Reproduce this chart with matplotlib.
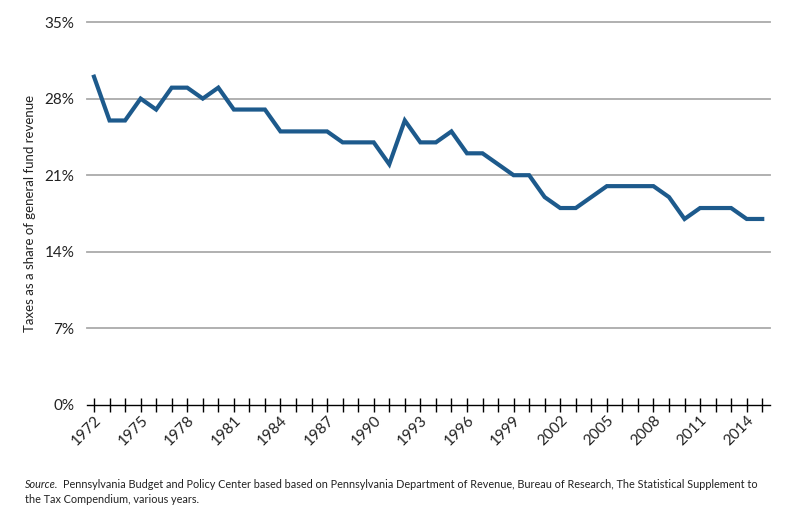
--
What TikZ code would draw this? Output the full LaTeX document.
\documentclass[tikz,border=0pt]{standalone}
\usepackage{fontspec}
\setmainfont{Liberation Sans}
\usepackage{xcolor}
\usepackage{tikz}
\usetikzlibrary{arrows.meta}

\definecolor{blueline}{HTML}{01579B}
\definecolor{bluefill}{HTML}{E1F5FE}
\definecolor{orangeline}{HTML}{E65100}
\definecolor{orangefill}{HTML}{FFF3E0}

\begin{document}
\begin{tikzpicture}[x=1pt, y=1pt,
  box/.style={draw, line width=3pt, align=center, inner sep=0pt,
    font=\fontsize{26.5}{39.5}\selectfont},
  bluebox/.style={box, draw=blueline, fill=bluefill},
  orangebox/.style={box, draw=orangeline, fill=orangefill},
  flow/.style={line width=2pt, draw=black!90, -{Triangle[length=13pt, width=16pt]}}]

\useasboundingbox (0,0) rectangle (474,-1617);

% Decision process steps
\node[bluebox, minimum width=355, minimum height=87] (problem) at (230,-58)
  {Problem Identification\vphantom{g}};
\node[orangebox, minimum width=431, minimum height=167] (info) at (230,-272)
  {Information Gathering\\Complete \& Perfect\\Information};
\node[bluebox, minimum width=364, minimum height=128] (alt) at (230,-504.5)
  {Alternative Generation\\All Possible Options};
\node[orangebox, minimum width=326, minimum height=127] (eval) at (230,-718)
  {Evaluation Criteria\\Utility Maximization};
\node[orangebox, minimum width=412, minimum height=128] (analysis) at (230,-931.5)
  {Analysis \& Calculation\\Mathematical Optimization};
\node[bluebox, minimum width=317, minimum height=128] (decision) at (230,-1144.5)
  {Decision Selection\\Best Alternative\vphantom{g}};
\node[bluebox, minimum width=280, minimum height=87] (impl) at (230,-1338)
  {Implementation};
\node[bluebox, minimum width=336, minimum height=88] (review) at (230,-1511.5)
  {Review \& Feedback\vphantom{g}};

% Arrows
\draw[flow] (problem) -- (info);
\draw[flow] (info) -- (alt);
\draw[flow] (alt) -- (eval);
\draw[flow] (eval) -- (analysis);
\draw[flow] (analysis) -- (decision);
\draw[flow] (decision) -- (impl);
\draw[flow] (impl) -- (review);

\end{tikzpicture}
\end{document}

#### [The problem]
Extract and output the part that opens with the line containing "What TikZ code" and closes with the line containing "(0,0) rectangle (474,-1617);", unchanged, ends included.

#### [Solution for this task]
What TikZ code would draw this? Output the full LaTeX document.
\documentclass[tikz,border=0pt]{standalone}
\usepackage{fontspec}
\setmainfont{Liberation Sans}
\usepackage{xcolor}
\usepackage{tikz}
\usetikzlibrary{arrows.meta}

\definecolor{blueline}{HTML}{01579B}
\definecolor{bluefill}{HTML}{E1F5FE}
\definecolor{orangeline}{HTML}{E65100}
\definecolor{orangefill}{HTML}{FFF3E0}

\begin{document}
\begin{tikzpicture}[x=1pt, y=1pt,
  box/.style={draw, line width=3pt, align=center, inner sep=0pt,
    font=\fontsize{26.5}{39.5}\selectfont},
  bluebox/.style={box, draw=blueline, fill=bluefill},
  orangebox/.style={box, draw=orangeline, fill=orangefill},
  flow/.style={line width=2pt, draw=black!90, -{Triangle[length=13pt, width=16pt]}}]

\useasboundingbox (0,0) rectangle (474,-1617);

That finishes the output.